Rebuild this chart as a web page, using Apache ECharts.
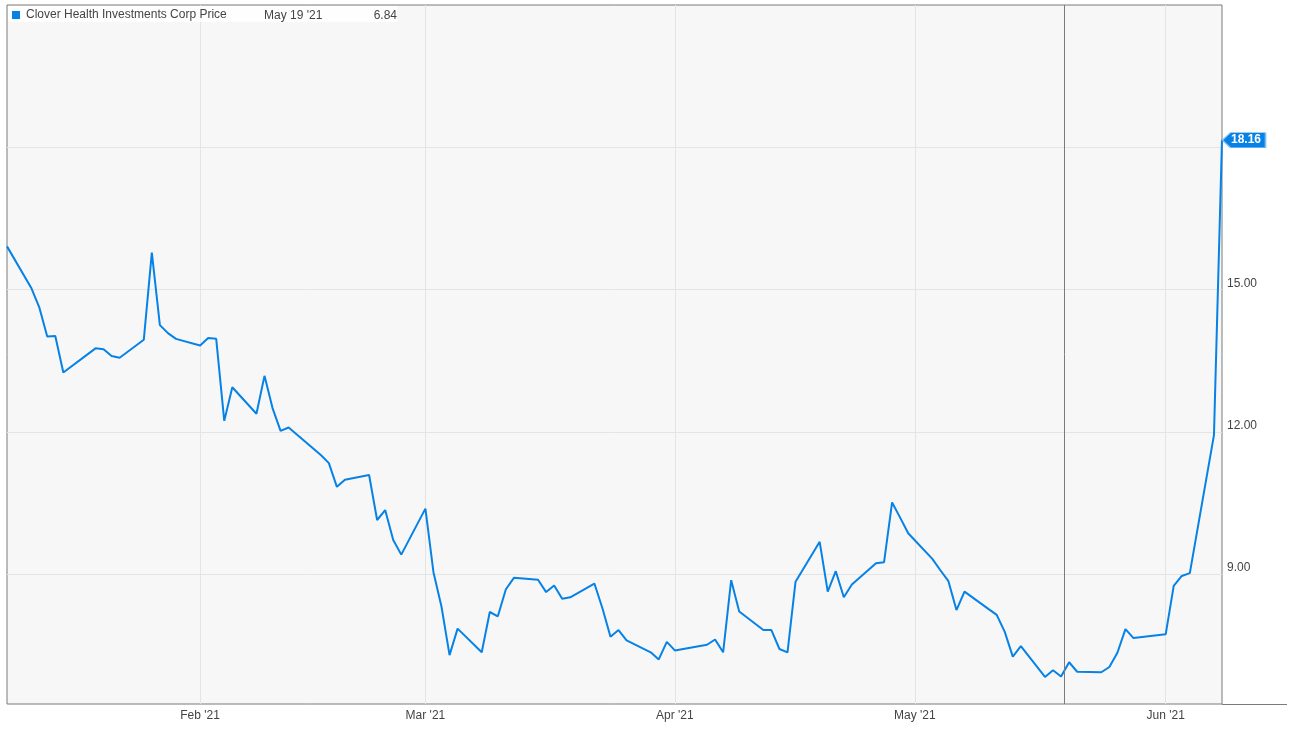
<!DOCTYPE html>
<html>
<head>
<meta charset="utf-8">
<title>Clover Health Investments Corp Price</title>
<script src="https://cdn.jsdelivr.net/npm/echarts@6/dist/echarts.min.js"></script>
<style>
html,body{margin:0;padding:0;background:#fff;}
#main{width:1291px;height:730px;}
</style>
</head>
<body>
<div id="main"></div>
<script type="text/javascript">
var seriesName = 'Clover Health Investments Corp Price';

var dates = [
  '2021-01-08','2021-01-11','2021-01-12','2021-01-13','2021-01-14','2021-01-15',
  '2021-01-19','2021-01-20','2021-01-21','2021-01-22',
  '2021-01-25','2021-01-26','2021-01-27','2021-01-28','2021-01-29',
  '2021-02-01','2021-02-02','2021-02-03','2021-02-04','2021-02-05',
  '2021-02-08','2021-02-09','2021-02-10','2021-02-11','2021-02-12',
  '2021-02-16','2021-02-17','2021-02-18','2021-02-19',
  '2021-02-22','2021-02-23','2021-02-24','2021-02-25','2021-02-26',
  '2021-03-01','2021-03-02','2021-03-03','2021-03-04','2021-03-05',
  '2021-03-08','2021-03-09','2021-03-10','2021-03-11','2021-03-12',
  '2021-03-15','2021-03-16','2021-03-17','2021-03-18','2021-03-19',
  '2021-03-22','2021-03-23','2021-03-24','2021-03-25','2021-03-26',
  '2021-03-29','2021-03-30','2021-03-31','2021-04-01',
  '2021-04-05','2021-04-06','2021-04-07','2021-04-08','2021-04-09',
  '2021-04-12','2021-04-13','2021-04-14','2021-04-15','2021-04-16',
  '2021-04-19','2021-04-20','2021-04-21','2021-04-22','2021-04-23',
  '2021-04-26','2021-04-27','2021-04-28','2021-04-29','2021-04-30',
  '2021-05-03','2021-05-04','2021-05-05','2021-05-06','2021-05-07',
  '2021-05-10','2021-05-11','2021-05-12','2021-05-13','2021-05-14',
  '2021-05-17','2021-05-18','2021-05-19','2021-05-20','2021-05-21',
  '2021-05-24','2021-05-25','2021-05-26','2021-05-27','2021-05-28',
  '2021-06-01','2021-06-02','2021-06-03','2021-06-04',
  '2021-06-07','2021-06-08'
];

var prices = [
  15.91,15.04,14.63,14.01,14.02,13.25,
  13.76,13.74,13.60,13.56,
  13.94,15.78,14.25,14.08,13.96,
  13.82,13.98,13.96,12.23,12.94,
  12.38,13.18,12.50,12.02,12.09,
  11.51,11.34,10.84,10.99,
  11.09,10.14,10.35,9.72,9.41,
  10.38,9.04,8.31,7.29,7.85,
  7.35,8.20,8.11,8.68,8.92,
  8.88,8.62,8.76,8.48,8.51,
  8.80,8.28,7.68,7.82,7.60,
  7.35,7.20,7.57,7.39,
  7.51,7.62,7.35,8.87,8.21,
  7.82,7.82,7.42,7.35,8.84,
  9.68,8.63,9.06,8.51,8.78,
  9.23,9.25,10.51,10.19,9.86,
  9.32,9.08,8.85,8.24,8.63,
  8.26,8.14,7.78,7.26,7.48,
  6.83,6.97,6.84,7.14,6.94,
  6.93,7.04,7.34,7.84,7.65,
  7.73,8.75,8.96,9.02,
  11.93,18.16
];

// the May gridline sits a little before May 1 in the source chart
var xTickDates = ['2021-02-01','2021-03-01','2021-04-01','2021-04-30 20:00','2021-06-01'];
var xTickLabels = ["Feb '21","Mar '21","Apr '21","May '21","Jun '21"];
var yTicks = [9,12,15,18];

var readoutDate = '2021-05-19';
var readoutLabel = "May 19 '21";
var cursorTime = '2021-05-19 08:00';

var blue = '#0682e6';
var textColor = '#444';
var frameColor = '#7b7b7b';
var gridColor = '#e4e4e4';
var font = '"Liberation Sans", Arial, sans-serif';

var toTime = function(d) {
  return +echarts.time.parse(d);
};
var xTickTimes = xTickDates.map(toTime);
var lineData = dates.map(function(d, i) {
  return [toTime(d), prices[i]];
});
var lastPoint = lineData[lineData.length - 1];
var readoutValue = prices[dates.indexOf(readoutDate)].toFixed(2);

var myecharts = echarts.init(document.getElementById('main'));

var option = {
  animation: false,
  textStyle: {fontFamily: font},
  grid: {
    left: 7, right: 69, top: 5, bottom: 26,
    show: true,
    backgroundColor: '#f7f7f7',
    borderColor: frameColor,
    borderWidth: 1
  },
  legend: {
    left: 12, top: 9, padding: 0, z: 4,
    itemWidth: 8, itemHeight: 8,
    icon: 'rect',
    selectedMode: false,
    textStyle: {color: textColor, fontSize: 12, fontFamily: font, padding: [2, 0, 0, 1]},
    data: [seriesName]
  },
  graphic: [
    {type: 'rect', z: 3, shape: {x: 8, y: 6, width: 389, height: 16}, style: {fill: 'rgba(255,255,255,0.8)'}},
    {type: 'text', z: 4, x: 264, y: 10, style: {text: readoutLabel, fill: textColor, font: '12px ' + font}},
    {type: 'text', z: 4, x: 397, y: 10, style: {text: readoutValue, fill: textColor, align: 'right', font: '12px ' + font}},
    {type: 'line', z: 3, shape: {x1: 1222, y1: 704.5, x2: 1287, y2: 704.5}, style: {stroke: frameColor, lineWidth: 1}}
  ],
  xAxis: {
    // timestamps on a value axis, so the month ticks can be set exactly
    type: 'value',
    min: toTime(dates[0]),
    max: toTime(dates[dates.length - 1]),
    axisLine: {show: false},
    axisTick: {show: false, customValues: xTickTimes},
    splitLine: {show: true, lineStyle: {color: gridColor, width: 1}},
    axisLabel: {
      customValues: xTickTimes,
      hideOverlap: false,
      color: textColor,
      fontSize: 12,
      margin: 6,
      formatter: function(val) {
        return xTickLabels[xTickTimes.indexOf(val)];
      }
    }
  },
  yAxis: {
    type: 'value',
    position: 'right',
    min: 6.26,
    max: 21,
    axisLine: {show: false},
    axisTick: {show: false, customValues: yTicks},
    splitLine: {show: true, lineStyle: {color: gridColor, width: 1}},
    axisLabel: {
      customValues: yTicks,
      color: textColor,
      fontSize: 12,
      margin: 5,
      verticalAlign: 'bottom',
      lineHeight: 12,
      formatter: function(val) {
        return val.toFixed(2);
      }
    }
  },
  series: [{
    name: seriesName,
    type: 'line',
    data: lineData,
    showSymbol: false,
    symbol: 'none',
    clip: false,
    color: blue,
    lineStyle: {color: blue, width: 2},
    markLine: {
      silent: true,
      symbol: 'none',
      animation: false,
      label: {show: false},
      lineStyle: {color: frameColor, type: 'solid', width: 1},
      data: [{xAxis: toTime(cursorTime)}]
    },
    markPoint: {
      silent: true,
      animation: false,
      symbol: 'path://M0 8L8 0L43 0L43 16L8 16Z',
      symbolSize: [43, 15],
      symbolOffset: [22, 0.5],
      itemStyle: {color: blue, borderColor: '#7fbdf0', borderWidth: 1},
      label: {
        show: true,
        position: 'inside',
        offset: [2, 0],
        color: '#fff',
        fontWeight: 'bold',
        fontSize: 12,
        fontFamily: font,
        formatter: function(p) {
          return p.value.toFixed(2);
        }
      },
      data: [{coord: lastPoint, value: lastPoint[1]}]
    }
  }]
};

myecharts.setOption(option);
</script>
</body>
</html>
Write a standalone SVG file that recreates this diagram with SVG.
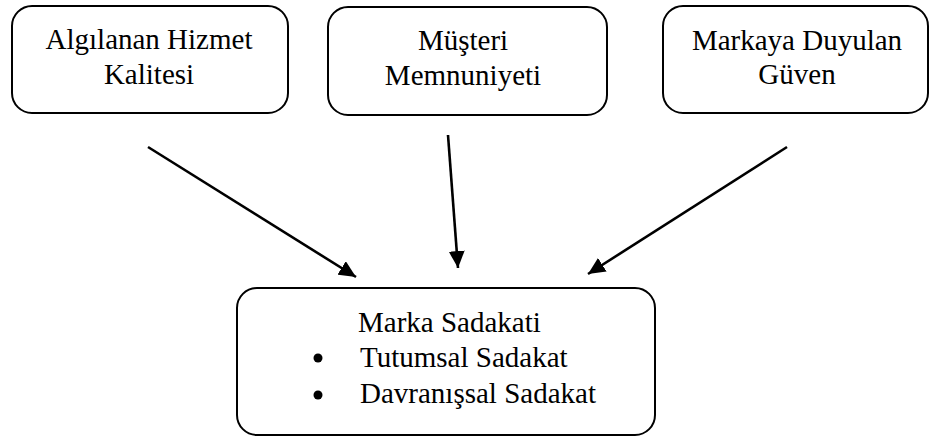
<svg xmlns="http://www.w3.org/2000/svg" width="931" height="438" viewBox="0 0 931 438">
<style>
.box{fill:#fff;stroke:#000;stroke-width:2}
.edge{stroke:#000;stroke-width:2.6;fill:none;marker-end:url(#ah)}
</style>
<defs>
<marker id="ah" markerUnits="userSpaceOnUse" markerWidth="20" markerHeight="16" refX="17" refY="8" orient="auto">
<path d="M0,0 L17,8 L0,16 Z" fill="#000"/>
</marker>
</defs>
<rect width="931" height="438" fill="#fff"/>
<g font-family="Liberation Serif" font-size="29" fill="#000">
<g id="n1">
<rect class="box" x="12" y="6" width="276" height="107" rx="20"/>
<text x="149" y="49" text-anchor="middle" fill="#000">Algılanan Hizmet</text>
<text x="149" y="84" text-anchor="middle" fill="#000">Kalitesi</text>
</g>
<g id="n2">
<rect class="box" x="328" y="7" width="279" height="108" rx="20"/>
<text x="463" y="50" text-anchor="middle" fill="#000">Müşteri</text>
<text x="463" y="85" text-anchor="middle" fill="#000">Memnuniyeti</text>
</g>
<g id="n3">
<rect class="box" x="663" y="6" width="265" height="107" rx="20"/>
<text x="797" y="50" text-anchor="middle" fill="#000">Markaya Duyulan</text>
<text x="797" y="84" text-anchor="middle" fill="#000">Güven</text>
</g>
<g id="n4">
<rect class="box" x="237" y="288" width="418" height="147" rx="20"/>
<text x="358" y="332" fill="#000">Marka Sadakati</text>
<circle cx="318" cy="358" r="4.5" fill="#000"/>
<text x="360" y="367" fill="#000">Tutumsal Sadakat</text>
<circle cx="318" cy="395" r="4.5" fill="#000"/>
<text x="360" y="403" fill="#000">Davranışsal Sadakat</text>
</g>
</g>
<g id="edges">
<line class="edge" x1="148" y1="147" x2="356" y2="277"/>
<line class="edge" x1="448" y1="135" x2="458" y2="268"/>
<line class="edge" x1="787" y1="147" x2="588" y2="274"/>
</g>
</svg>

****

◆ Prompt
Up to and including the line that contains "var seriesName = 'Clover", print the records above exactly from their first line, without any pictures.

◆ Result for this exercise
Rebuild this chart as a web page, using Apache ECharts.
<!DOCTYPE html>
<html>
<head>
<meta charset="utf-8">
<title>Clover Health Investments Corp Price</title>
<script src="https://cdn.jsdelivr.net/npm/echarts@6/dist/echarts.min.js"></script>
<style>
html,body{margin:0;padding:0;background:#fff;}
#main{width:1291px;height:730px;}
</style>
</head>
<body>
<div id="main"></div>
<script type="text/javascript">
var seriesName = 'Clover Health Investments Corp Price';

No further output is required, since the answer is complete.